El resto de la tarde de toros se la repartieron a medias entre el viento y la insulsez del ganado. No me extenderé demasiado en consignar las naderías de Padilla, que hizo un ejercicio de voluntarismo taurómaco en el toro que abrió la corrida y se esforzó por conducir el viaje cansino y humillado del cuarto, un colorado que se rendía a la menor exigencia; o la paciencia de Miguel Ángel Perera en el tercero, aguantando el tipo frente a las oleadas de viento y la embestida mortecina de un animal que andaba por allí medio lelo, como el reo que sube al cadalso con el capirote sobre el rostro y las manos atadas a la espalda, una situación muy parecida a la que hubo de afrontar en el sexto, otro toro grandote y amodorrado.

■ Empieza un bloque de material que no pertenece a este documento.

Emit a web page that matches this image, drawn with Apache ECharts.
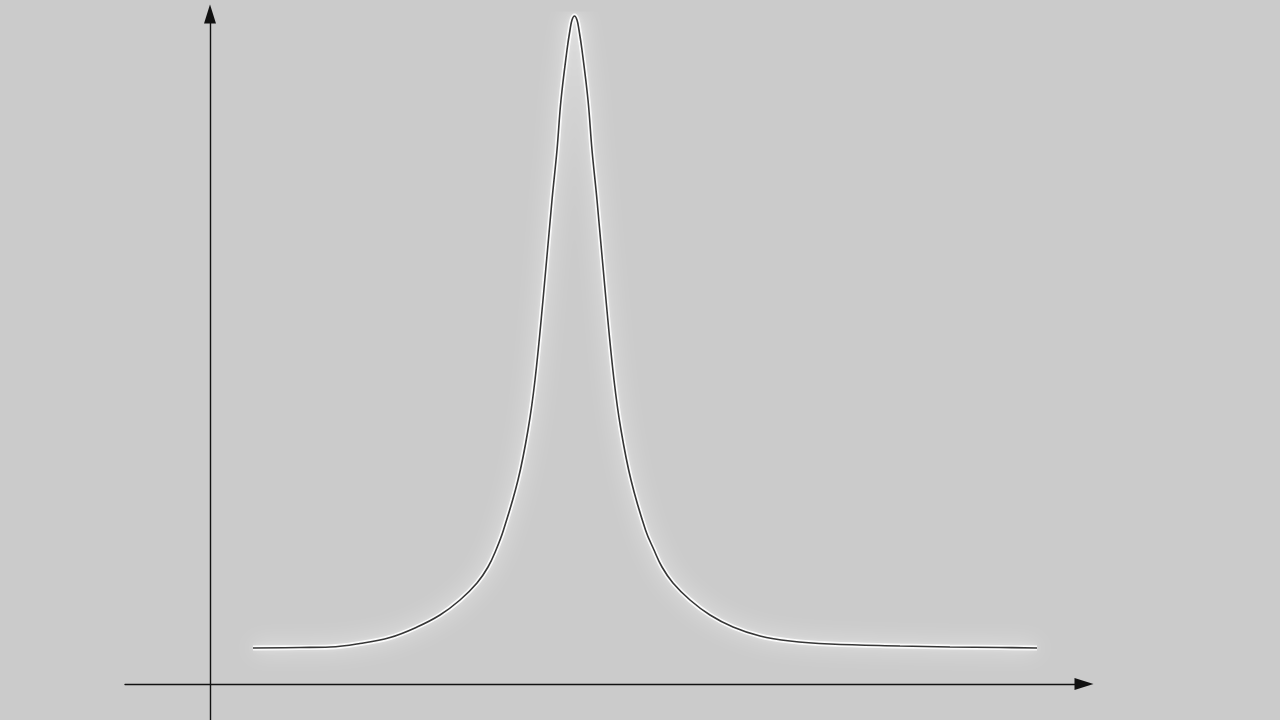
<!DOCTYPE html>
<html>
<head>
<meta charset="utf-8">
<script src="https://cdn.jsdelivr.net/npm/echarts@6/dist/echarts.min.js"></script>
<style>
html,body{margin:0;padding:0;background:#cbcbcb;}
#chart{width:1280px;height:720px;}
</style>
</head>
<body>
<div id="chart"></div>
<script>
// x positions and curve heights (arbitrary units, y-axis at x=0, x-axis at y=0)
const xValues = [0.43,0.90,1.20,1.50,1.80,2.07,2.30,2.50,2.67,2.78,2.86,2.935,3.08,3.18,3.25,3.33,3.42,3.47,3.51,3.57,3.60,3.62,3.645,
                 3.67,3.69,3.72,3.78,3.82,3.87,3.96,4.04,4.11,4.21,4.355,4.44,4.52,4.63,4.80,5.00,5.23,5.50,5.80,6.20,6.90,7.40,7.90,8.27];
const yValues = [0.36,0.365,0.37,0.405,0.465,0.57,0.69,0.84,1.01,1.17,1.34,1.54,2.04,2.54,3.04,3.84,4.84,5.34,5.84,6.34,6.54,6.64,6.68,
                 6.64,6.54,6.34,5.84,5.34,4.84,3.84,3.04,2.54,2.04,1.54,1.34,1.17,1.01,0.84,0.69,0.57,0.48,0.43,0.40,0.38,0.37,0.365,0.36];

const data = xValues.map((x, i) => [x, yValues[i]]);
const chart = echarts.init(document.getElementById('chart'));
const axisLineStyle = {color: '#111', width: 1.4};
chart.setOption({
  backgroundColor: '#cbcbcb',
  animation: false,
  grid: {left: 125, right: 196, top: 14, bottom: 0},
  xAxis: {
    type: 'value', min: -0.85, max: 8.74,
    axisLine: {onZero: true, symbol: ['none', 'triangle'], symbolSize: [12, 19], lineStyle: axisLineStyle},
    axisTick: {show: false}, axisLabel: {show: false}, splitLine: {show: false}
  },
  yAxis: {
    type: 'value', min: -0.36, max: 6.70,
    axisLine: {show: true, onZero: true, symbol: ['none', 'triangle'], symbolSize: [12, 19], lineStyle: axisLineStyle},
    axisTick: {show: false}, axisLabel: {show: false}, splitLine: {show: false}
  },
  series: [{
    type: 'line',
    data: data,
    smooth: 0.4,
    showSymbol: false,
    silent: true,
    z: 1,
    lineStyle: {color: 'rgba(255,255,255,0.9)', width: 5, shadowColor: '#ffffff', shadowBlur: 22}
  }, {
    type: 'line',
    data: data,
    smooth: 0.4,
    showSymbol: false,
    z: 2,
    lineStyle: {color: '#363636', width: 1.6, shadowColor: '#ffffff', shadowBlur: 6}
  }]
});
</script>
</body>
</html>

Así finalizó la corrida más controvertida y amorfa de lo que llevamos de feria. Un sobrero y una sonora discrepancia fueron sus datos más significativos. Las caras largas, acompañadas de un rumor espeso, desfilaban por el patio del desolladero, camino del metro de Ventas o en busca de un cafelito caliente y bien azucarado. Las corridas insípidas dejan mal sabor de boca. ¡Qué contrasentido!
Madrid, Plaza de Las Ventas. Feria de San Isidro. Decimoquinta de feria. Ganadería: El Pilar,corrida amplia de carnes y generosa de cuerna, pero muy baja de raza y de fuerza, salvo el 5º, con más movilidad y entrega.el 2º fue devuelto por flojo y sustituido por un cinqueño de Charro de LLén, que llegó codicioso al tercio final. Espadas: Juan José Padilla (de verde botella y oro), pinchazo y media estocada (aviso y pitos), José María Manzanares (de negro y azabache), pinchazo y bajonazo (aviso y silencio) y estocada (aviso y oreja con fuerte división) y Miguel Ángel Perera (de azul y oro), estocada desprendida (aplausos) y estocada y dos descabellos (aviso y silencio). Entrada: Lleno. Cuadrillas: José Antonio Barroso picó bien al quinto toro, bregó con acierto Rafael Rosa y se lucieron en banderillas Curro Javier y Luis Blázquez. Incidencias: Tarde soleada y ventosa. Asistieron de nuevo al festejo don Juan Carlos de Borbón y la Infanta doña Elena. Los tres toreros brindaron al anterior monarca la muerte de sus primeros toros.